1 (1) Kirsty Bertarelli £5.5billion (£5bn)

The 2010 America’s Cup will go down in history as one of the most litigation-mired yacht races ever. As a result of long and complex legal challenges, the Cup was decided in a two-yacht, two-race event in Valencia.

Kirsty Bertarelli

The race was won by the challenger – the BMW-sponsored USA-17 boat. The unsuccessful defender was the Swiss Alinghi team with their yacht Alinghi 5.

Owner and helmsman of Alinghi 5 was Ernesto Bertarelli, Italian-born sailing-mad billionaire, one of the richest men in the world, and husband of Staffordshire-born Kirsty Bertarelli who holds our number one spot in the Birmingham Post Rich List for the third year running.

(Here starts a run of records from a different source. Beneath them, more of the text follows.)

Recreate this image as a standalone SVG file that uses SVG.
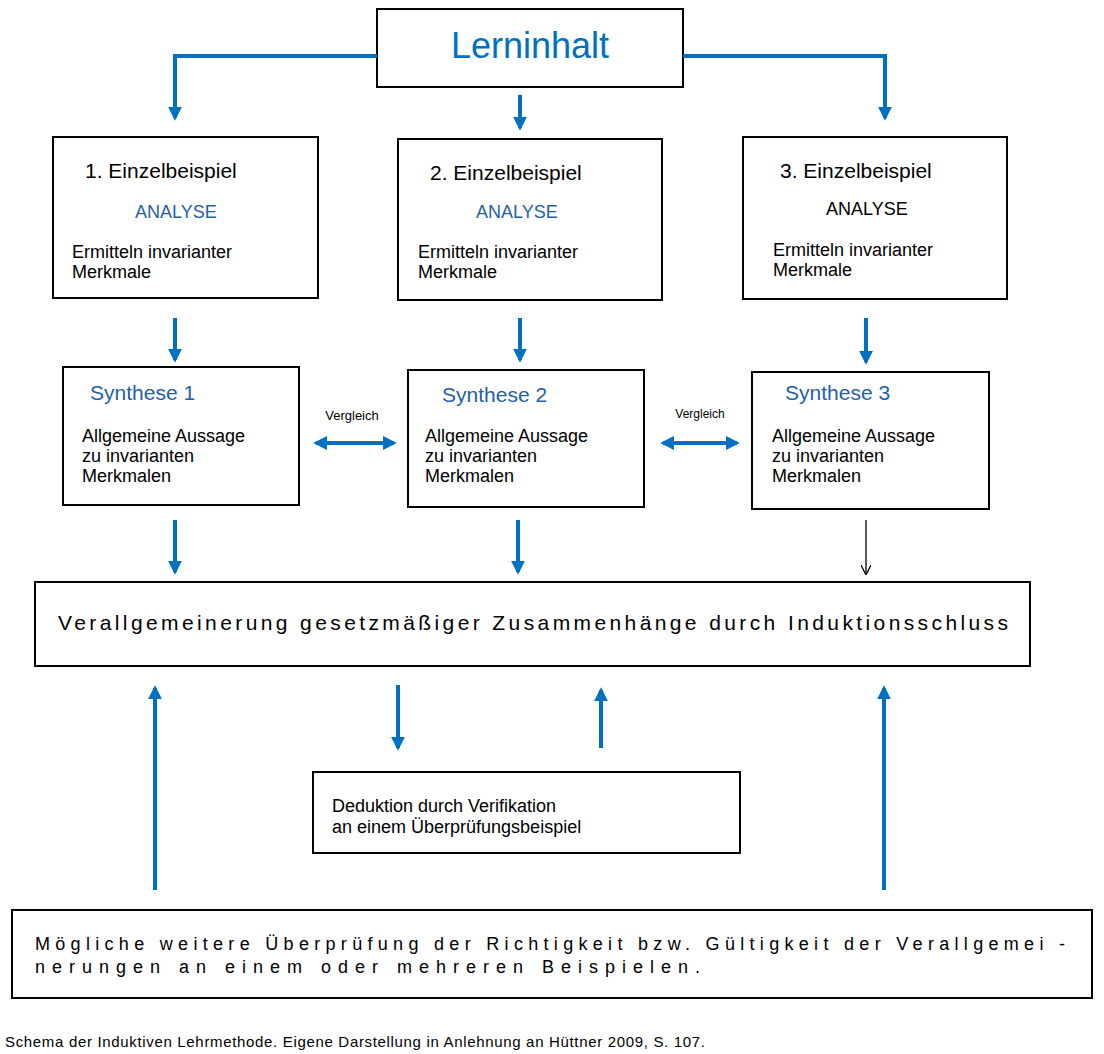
<svg xmlns="http://www.w3.org/2000/svg" width="1104" height="1054" viewBox="0 0 1104 1054">
<defs>
<marker id="ah" viewBox="0 0 10 10" refX="8" refY="5" markerWidth="3.5" markerHeight="3.5" orient="auto-start-reverse"><path d="M0,0 L10,5 L0,10 z" fill="#0070c0"/></marker>
<marker id="ak" viewBox="0 0 10 10" refX="9" refY="5" markerWidth="8" markerHeight="8" orient="auto"><path d="M0,0 L10,5 L0,10" fill="none" stroke="#000" stroke-width="1.2"/></marker>
<style>
.b{fill:#fff;stroke:#000;stroke-width:2}
.t{font-family:"Liberation Sans",Arial,sans-serif;font-size:18px;fill:#000}
.h{font-family:"Liberation Sans",Arial,sans-serif;font-size:21px;fill:#000}
.bl{fill:#1f5fa8}
.c{stroke:#0070c0;stroke-width:4;fill:none}
</style>
</defs>
<rect width="1104" height="1054" fill="#fff"/>
<g id="lerninhalt"><rect class="b" x="377" y="9" width="306" height="78"/><text x="530" y="58" text-anchor="middle" font-family="Liberation Sans,sans-serif" font-size="36" fill="#0070c0">Lerninhalt</text></g>
<g id="bsp1"><rect class="b" x="53" y="137" width="265" height="161"/><text class="h" x="85" y="178">1. Einzelbeispiel</text><text class="t bl" x="135" y="218">ANALYSE</text><text class="t" x="72" y="258">Ermitteln invarianter</text><text class="t" x="72" y="278">Merkmale</text></g>
<g id="bsp2"><rect class="b" x="398" y="139" width="264" height="161"/><text class="h" x="430" y="180">2. Einzelbeispiel</text><text class="t bl" x="476" y="218">ANALYSE</text><text class="t" x="418" y="258">Ermitteln invarianter</text><text class="t" x="418" y="278">Merkmale</text></g>
<g id="bsp3"><rect class="b" x="743" y="137" width="264" height="162"/><text class="h" x="780" y="178">3. Einzelbeispiel</text><text class="t" x="826" y="215">ANALYSE</text><text class="t" x="773" y="256">Ermitteln invarianter</text><text class="t" x="773" y="276">Merkmale</text></g>
<g id="syn1"><rect class="b" x="63" y="367" width="236" height="138"/><text class="h bl" x="90" y="400">Synthese   1</text><text class="t" x="82" y="442">Allgemeine Aussage</text><text class="t" x="82" y="462">zu invarianten</text><text class="t" x="82" y="482">Merkmalen</text></g>
<g id="syn2"><rect class="b" x="408" y="370" width="236" height="137"/><text class="h bl" x="442" y="402">Synthese   2</text><text class="t" x="425" y="442">Allgemeine Aussage</text><text class="t" x="425" y="462">zu invarianten</text><text class="t" x="425" y="482">Merkmalen</text></g>
<g id="syn3"><rect class="b" x="752" y="372" width="237" height="137"/><text class="h bl" x="785" y="400">Synthese   3</text><text class="t" x="772" y="442">Allgemeine Aussage</text><text class="t" x="772" y="462">zu invarianten</text><text class="t" x="772" y="482">Merkmalen</text></g>
<g id="verallg"><rect class="b" x="35" y="582" width="995" height="84"/><text class="h" x="58" y="630" textLength="950">Verallgemeinerung gesetzmäßiger Zusammenhänge durch Induktionsschluss</text></g>
<g id="deduktion"><rect class="b" x="313" y="772" width="427" height="81"/><text class="t" x="332" y="812">Deduktion durch Verifikation</text><text class="t" x="332" y="833">an einem Überprüfungsbeispiel</text></g>
<g id="pruefung"><rect class="b" x="12" y="910" width="1080" height="88"/><text class="t" x="35" y="950" textLength="1030">Mögliche weitere Überprüfung der Richtigkeit bzw. Gültigkeit der Verallgemei -</text><text class="t" x="35" y="973" textLength="665">nerungen an einem oder mehreren Beispielen.</text></g>
<g id="connectors">
<path class="c" d="M377,56 H175 V118" marker-end="url(#ah)"/>
<path class="c" d="M520,95 V128" marker-end="url(#ah)"/>
<path class="c" d="M683,56 H885 V118" marker-end="url(#ah)"/>
<path class="c" d="M175,318 V360" marker-end="url(#ah)"/>
<path class="c" d="M520,318 V360" marker-end="url(#ah)"/>
<path class="c" d="M866,318 V362" marker-end="url(#ah)"/>
<path class="c" d="M316,443 H394" marker-start="url(#ah)" marker-end="url(#ah)"/>
<path class="c" d="M663,443 H737" marker-start="url(#ah)" marker-end="url(#ah)"/>
<text x="352" y="420" text-anchor="middle" font-family="Liberation Sans,sans-serif" font-size="13">Vergleich</text>
<text x="700" y="418" text-anchor="middle" font-family="Liberation Sans,sans-serif" font-size="12">Vergleich</text>
<path class="c" d="M175,520 V572" marker-end="url(#ah)"/>
<path class="c" d="M518,520 V572" marker-end="url(#ah)"/>
<path d="M866,520 V574" stroke="#000" stroke-width="1.3" marker-end="url(#ak)"/>
<path class="c" d="M155,890 V688" marker-end="url(#ah)"/>
<path class="c" d="M398,685 V748" marker-end="url(#ah)"/>
<path class="c" d="M601,748 V690" marker-end="url(#ah)"/>
<path class="c" d="M884,890 V688" marker-end="url(#ah)"/>
</g>
<text x="5" y="1047" font-family="Liberation Sans,sans-serif" font-size="15" textLength="700">Schema der Induktiven Lehrmethode. Eigene Darstellung in Anlehnung an Hüttner 2009, S. 107.</text>
</svg>
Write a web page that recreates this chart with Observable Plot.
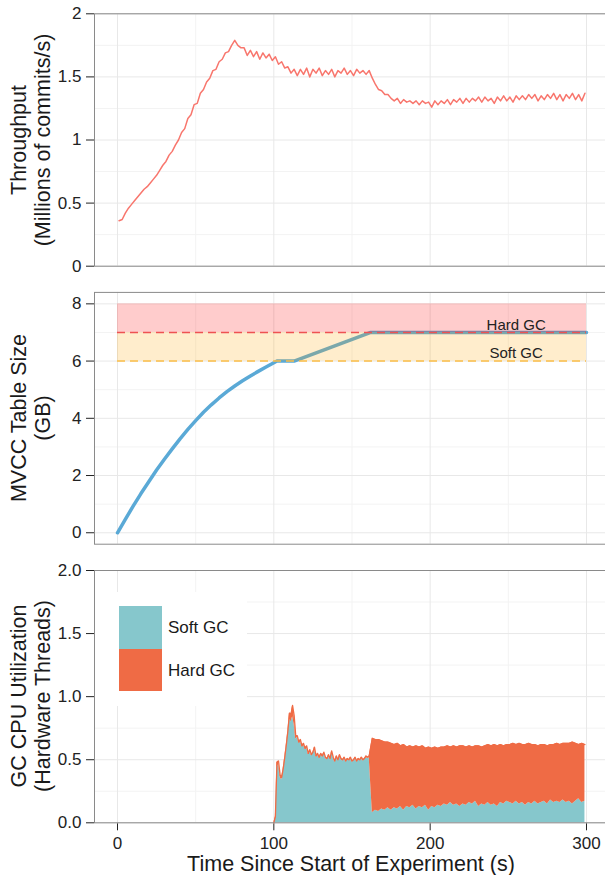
<!DOCTYPE html>
<html>
<head>
<meta charset="utf-8">
<script src="https://cdn.jsdelivr.net/npm/d3@7"></script>
<script src="https://cdn.jsdelivr.net/npm/@observablehq/plot@0.6"></script>
<style>
  body { margin: 0; background: #fff; }
  #chart { position: relative; width: 605px; height: 875px; overflow: hidden;
           font-family: "Liberation Sans", Arial, Helvetica, sans-serif; color: #1a1a1a; background: #fff; }
  .panel { position: absolute; left: 0; }
  .ytitle { position: absolute; transform: translate(-50%, -50%) rotate(-90deg); text-align: center;
            font-size: 21.5px; line-height: 24px; white-space: nowrap; }
  .xtitle { position: absolute; text-align: center; font-size: 21.5px; line-height: 16px; white-space: nowrap; }
  .legend { position: absolute; background: #fff; }
  .key { position: absolute; }
  .keylabel { position: absolute; font-size: 17px; line-height: 20px; white-space: nowrap; transform: translateY(-50%); }
</style>
</head>
<body>
<div id="chart"></div>
<script>
// ---------- shared x axis ----------
const xMajor = [0, 100, 200, 300];
const xMinor = [50, 150, 250];
const xTitle = "Time Since Start of Experiment (s)";

// ---------- panel 1: throughput (sampled every 2 s, t = 1..299) ----------
const tpStart = 1, tpStep = 2;
const tpValue = [
  0.36,0.37,0.42,0.46,0.49,0.52,0.55,0.58,0.61,0.63,0.66,0.69,0.72,0.76,0.80,0.83,0.88,0.91,0.96,1.00,
  1.06,1.09,1.17,1.20,1.28,1.29,1.37,1.40,1.46,1.49,1.55,1.56,1.62,1.64,1.69,1.70,1.75,1.79,1.75,1.73,
  1.73,1.67,1.71,1.66,1.70,1.64,1.69,1.65,1.68,1.63,1.66,1.60,1.62,1.57,1.58,1.53,1.56,1.51,1.56,1.52,
  1.57,1.50,1.56,1.53,1.57,1.51,1.55,1.52,1.56,1.50,1.55,1.53,1.57,1.52,1.55,1.51,1.56,1.53,1.55,1.52,
  1.55,1.49,1.44,1.40,1.39,1.36,1.36,1.33,1.31,1.33,1.29,1.32,1.30,1.31,1.29,1.31,1.28,1.31,1.29,1.30,
  1.26,1.31,1.28,1.31,1.29,1.32,1.28,1.32,1.30,1.33,1.29,1.33,1.30,1.33,1.31,1.34,1.30,1.34,1.31,1.33,
  1.29,1.34,1.31,1.35,1.31,1.34,1.30,1.35,1.32,1.35,1.32,1.36,1.33,1.36,1.31,1.35,1.32,1.36,1.33,1.37,
  1.32,1.36,1.31,1.36,1.33,1.37,1.32,1.36,1.31,1.37
];
const tpYTicks = [0, 0.5, 1, 1.5, 2];
const tpYLabels = ["0", "0.5", "1", "1.5", "2"];
const tpYMinor = [0.25, 0.75, 1.25, 1.75];
const tpTitle = ["Throughput", "(Millions of commits/s)"];

// ---------- panel 2: MVCC table size ----------
const mvccTime = [0,5,10,15,20,25,30,35,40,45,50,55,60,65,70,75,80,85,90,95,100,102,113,162,300];
const mvccSize = [0,0.47,0.93,1.37,1.78,2.19,2.57,2.93,3.28,3.61,3.92,4.21,4.47,4.71,4.93,5.13,5.31,5.48,5.64,5.79,5.94,6.0,6.0,7.0,7.0];
const bandNames = ["Hard GC", "Soft GC"];
const bandLow = [7, 6];
const bandHigh = [8, 7];
const bandStart = [0, 0];
const bandEnd = [300, 300];
const bandFill = ["#ff0000", "#ffa500"];
const bandLine = ["#ee5252", "#fbbd45"];
const bandLabelT = [255, 255];
const bandLabelV = [7.27, 6.28];
const mvccYTicks = [0, 2, 4, 6, 8];
const mvccYMinor = [1, 3, 5, 7];
const mvccTitle = ["MVCC Table Size", "(GB)"];

// ---------- panel 3: GC CPU utilization ----------
const gcTime = [
  100,101,102,103,104,105,106,107,108,109,110,111,112,113,114,115,116,117,118,119,
  120,121,122,123,124,125,126,127,128,129,130,131,132,133,134,135,136,137,138,139,
  140,141,142,143,144,145,146,147,148,149,150,151,152,153,154,155,156,157,158,159,
  160,161,162,163,165,167,169,171,173,175,177,179,181,183,185,187,189,191,193,195,
  197,199,201,203,205,207,209,211,213,215,217,219,221,223,225,227,229,231,233,235,
  237,239,241,243,245,247,249,251,253,255,257,259,261,263,265,267,269,271,273,275,
  277,279,281,283,285,287,289,291,293,295,297,299
];
const softGC = [
  0,0.02,0.44,0.46,0.36,0.34,0.41,0.50,0.60,0.70,0.82,0.80,0.84,0.78,0.66,0.68,0.63,0.65,0.60,0.62,
  0.58,0.60,0.54,0.57,0.53,0.55,0.59,0.52,0.54,0.51,0.54,0.52,0.55,0.51,0.50,0.53,0.50,0.56,0.51,0.48,
  0.52,0.49,0.53,0.50,0.49,0.51,0.48,0.50,0.49,0.51,0.48,0.49,0.51,0.48,0.50,0.49,0.51,0.49,0.50,0.52,
  0.51,0.52,0.30,0.08,0.10,0.09,0.11,0.10,0.12,0.10,0.12,0.11,0.13,0.10,0.13,0.12,0.14,0.11,0.13,0.12,
  0.14,0.10,0.13,0.12,0.14,0.13,0.15,0.14,0.16,0.14,0.15,0.13,0.15,0.14,0.16,0.15,0.17,0.13,0.15,0.14,
  0.16,0.14,0.15,0.13,0.16,0.15,0.17,0.16,0.15,0.17,0.15,0.16,0.14,0.16,0.15,0.17,0.15,0.16,0.17,0.15,
  0.18,0.16,0.17,0.16,0.18,0.16,0.17,0.15,0.17,0.19,0.16,0.17
];
const hardGC = [
  0,0.03,0.04,0.03,0.02,0.02,0.02,0.02,0.02,0.03,0.05,0.06,0.09,0.07,0.03,0.01,0.01,0.01,0.01,0.01,
  0.01,0.01,0.01,0.01,0.01,0.01,0.01,0.01,0.01,0.01,0.01,0.01,0.01,0.01,0.01,0.01,0.01,0.01,0.01,0.01,
  0.01,0.01,0.01,0.01,0.01,0.01,0.01,0.01,0.01,0.01,0.01,0.01,0.01,0.01,0.01,0.01,0.01,0.01,0.01,0.01,
  0.01,0.01,0.30,0.59,0.56,0.57,0.54,0.54,0.52,0.53,0.50,0.52,0.48,0.52,0.47,0.49,0.46,0.50,0.47,0.49,
  0.45,0.50,0.46,0.48,0.45,0.47,0.45,0.47,0.44,0.47,0.45,0.48,0.46,0.46,0.45,0.45,0.44,0.48,0.45,0.47,
  0.46,0.47,0.47,0.48,0.46,0.46,0.45,0.46,0.48,0.45,0.48,0.46,0.48,0.47,0.47,0.45,0.46,0.46,0.45,0.46,
  0.44,0.46,0.46,0.46,0.45,0.47,0.46,0.49,0.46,0.43,0.47,0.45
];
const gcSeries = ["Soft GC", "Hard GC"];
const gcColors = ["#86c7cc", "#ef6b45"];
const gcYTicks = [0, 0.5, 1, 1.5, 2];
const gcYLabels = ["0.0", "0.5", "1.0", "1.5", "2.0"];
const gcYMinor = [0.25, 0.75, 1.25, 1.75];
const gcTitle = ["GC CPU Utilization", "(Hardware Threads)"];

// ---------- layout helpers ----------
const W = 605, ML = 94, MR = -3;
const pxPerUnit = (586 - 117) / 300;
const xDomain = [-(117 - ML) / pxPerUnit, (W - MR - 117) / pxPerUnit];
const style = {fontFamily: "Liberation Sans, Arial, Helvetica, sans-serif", fontSize: "17px",
               color: "#222", background: "transparent", overflow: "visible"};
const gridMajor = "#e8e8e8", gridMinor = "#f3f3f3", frameColor = "#8a8a8a";

const chart = document.getElementById("chart");
function place(node, top) {
  const d = document.createElement("div");
  d.className = "panel"; d.style.top = top + "px";
  d.appendChild(node); chart.appendChild(d);
}
function yTitle(lines, cx, cy) {
  const d = document.createElement("div");
  d.className = "ytitle";
  d.style.left = cx + "px"; d.style.top = cy + "px";
  d.innerHTML = lines.map(s => `<div>${s}</div>`).join("");
  chart.appendChild(d);
}
function grid(yMajor, yMinor) {
  return [
    Plot.ruleX(xMinor, {stroke: gridMinor}),
    Plot.ruleY(yMinor, {stroke: gridMinor}),
    Plot.ruleX(xMajor, {stroke: gridMajor}),
    Plot.ruleY(yMajor, {stroke: gridMajor})
  ];
}

// ---------- panel 1 ----------
const tpRows = tpValue.map((v, i) => ({t: tpStart + i * tpStep, v}));
place(Plot.plot({
  width: W, height: 280, marginLeft: ML, marginRight: MR, marginTop: 13.3, marginBottom: 14.3,
  style,
  x: {domain: xDomain, axis: null},
  y: {domain: [0, 2], ticks: tpYTicks, tickFormat: d => tpYLabels[tpYTicks.indexOf(d)], tickSize: 8, tickPadding: 5, label: null},
  marks: [
    ...grid(tpYTicks, tpYMinor),
    Plot.line(tpRows, {x: "t", y: "v", stroke: "#f8766d", strokeWidth: 1.5}),
    Plot.frame({stroke: frameColor})
  ]
}), 0);
yTitle(tpTitle, 31, 139.5);

// ---------- panel 2 ----------
const mvccRows = mvccTime.map((t, i) => ({t, v: mvccSize[i]}));
const bands = bandNames.map((name, i) => ({name, lo: bandLow[i], hi: bandHigh[i], t1: bandStart[i], t2: bandEnd[i],
  fill: bandFill[i], line: bandLine[i], lt: bandLabelT[i], lv: bandLabelV[i]}));
place(Plot.plot({
  width: W, height: 275, marginLeft: ML, marginRight: MR, marginTop: 11.9, marginBottom: 11.3,
  style,
  x: {domain: xDomain, axis: null},
  y: {domain: [-0.4, 8.4], ticks: mvccYTicks, tickSize: 8, tickPadding: 5, label: null},
  marks: [
    ...grid(mvccYTicks, mvccYMinor),
    Plot.line(mvccRows, {x: "t", y: "v", stroke: "#5aa9d6", strokeWidth: 3.5}),
    Plot.rect(bands, {x1: "t1", x2: "t2", y1: "lo", y2: "hi", fill: d => d.fill, fillOpacity: 0.2}),
    Plot.ruleY(bands, {y: "lo", x1: "t1", x2: "t2", stroke: d => d.line, strokeWidth: 1.6, strokeDasharray: "8,5"}),
    Plot.text(bands, {x: "lt", y: "lv", text: "name", fill: "#222", fontSize: 15}),
    Plot.frame({stroke: frameColor})
  ]
}), 280);
yTitle(mvccTitle, 31, 417.8);

// ---------- panel 3 ----------
const gcRows = [];
gcTime.forEach((t, i) => {
  gcRows.push({t, type: gcSeries[0], v: softGC[i]});
  gcRows.push({t, type: gcSeries[1], v: hardGC[i]});
});
const gcTotal = gcTime.map((t, i) => ({t, v: softGC[i] + hardGC[i]}));
place(Plot.plot({
  width: W, height: 320, marginLeft: ML, marginRight: MR, marginTop: 15, marginBottom: 52.7,
  style,
  color: {domain: gcSeries, range: gcColors},
  x: {domain: xDomain, ticks: xMajor, tickSize: 8, tickPadding: 6, label: null},
  y: {domain: [0, 2], ticks: gcYTicks, tickFormat: d => gcYLabels[gcYTicks.indexOf(d)], tickSize: 8, tickPadding: 5, label: null},
  marks: [
    ...grid(gcYTicks, gcYMinor),
    Plot.areaY(gcRows, {x: "t", y: "v", fill: "type", z: "type", order: gcSeries}),
    Plot.line(gcTotal, {x: "t", y: "v", stroke: gcColors[1], strokeWidth: 1.3}),
    Plot.frame({stroke: frameColor})
  ]
}), 555);
yTitle(gcTitle, 31, 696);

// legend (inside bottom panel)
const lg = document.createElement("div");
lg.className = "legend";
Object.assign(lg.style, {left: "95px", top: "592px", width: "152px", height: "114px"});
chart.appendChild(lg);
gcSeries.forEach((s, i) => {
  const k = document.createElement("div");
  k.className = "key";
  Object.assign(k.style, {left: "119px", top: (606 + i * 42.5) + "px", width: "43px", height: "42.5px", background: gcColors[i]});
  chart.appendChild(k);
  const l = document.createElement("div");
  l.className = "keylabel";
  Object.assign(l.style, {left: "168px", top: (628 + i * 43) + "px"});
  l.textContent = s;
  chart.appendChild(l);
});

// x title
const xt = document.createElement("div");
xt.className = "xtitle";
Object.assign(xt.style, {left: ML + "px", width: (W - MR - ML) + "px", top: "856px"});
xt.textContent = xTitle;
chart.appendChild(xt);
</script>
</body>
</html>
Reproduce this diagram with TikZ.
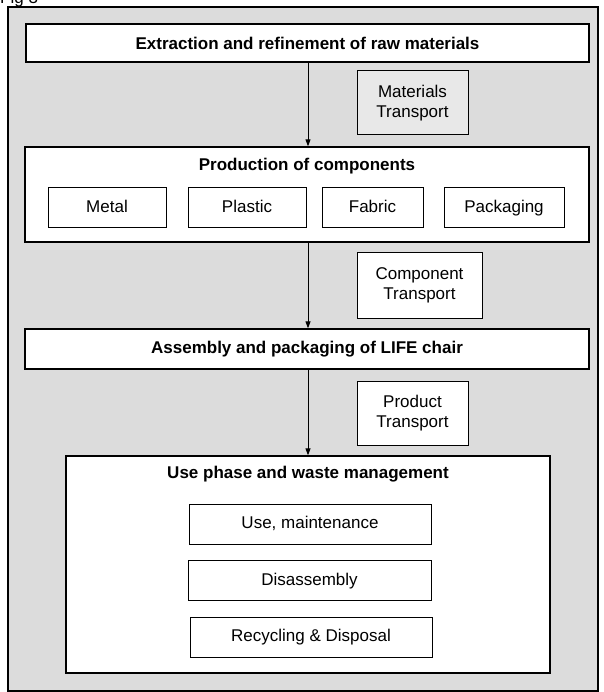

Kirsty – formerly Kirsty Roper from Stone, in Staffordshire, who was crowned Miss UK in 1988 – married the biotechnology tycoon in 2000 after meeting him three years earlier at a party in Sardinia. Overnight she became the UK’s wealthiest woman.

Kirsty Bertarelli, her husband, and their three children, Chiara, Falco and Alceo, now live on the shores of Lake Geneva. They also own a house in Knightsbridge, where the couple can often be seen drinking in the local pub – Ernesto is a confirmed anglophile – and a chalet in the Alpine resort of Gstaad, where the family own the legendary winter sports hotel Grand Hotel Park.

Kirsty went to St Dominic’s Catholic School in her home town of Stone before attending Howells Boarding School in Denbigh, North Wales, where she was a member of the school choir and enjoyed sports.

Kirsty Roper, later to be Kirsty Bertarelli, is crowned Miss UK in 1988

Kirsty, now aged 38, left school and entered modelling, becoming Miss UK a years later at just 17. She went on to come third in the Miss World competition.

Her father, Michael Roper, and his two brothers ran the family's Churchill China pottery company in Stoke-on-Trent, and the Ropers are still significant shareholders. Churchill China was AIM-listed in 1994 and produces 13 brands at four sites in Stoke. It is one of the world’s major manufacturers and distributors of ceramic tableware, tracing its origins back to 1795.

Kirsty’s ambition was to make a career in music. She wrote her own songs and secured a record deal with Warner Records. In 2000 she co-wrote the All Saints hit Black Coffee which made No.1, and has made an album since.

She now designs fashion clothing – she designed the team strip for the Alinghi 5 crew – and jewellery, and has created her own fashion line.

Her charity work includes serving on the committee of Swiss charity Smiling Children which helps underprivileged children in developing countries get education and employment and fights against child labour. The charity is supported by the Bertarelli Foundation.

Ernesto Bertarelli ran the family company Serono – the biggest biotechnology company in Europe and a leader in reproductive treatments, as well as drugs for multiple sclerosis. He sold the company to Merck of Germany in 2006.

Ernesto’s businesses now include Kedge Capital, an investment management group with bases in London, Jersey and Geneva, and Ares Life, a private equity company. In its Swiss Rich List, Bilan magazine put the Bertarelli fortune at £5.95 billion, but we take a slightly more conservative view.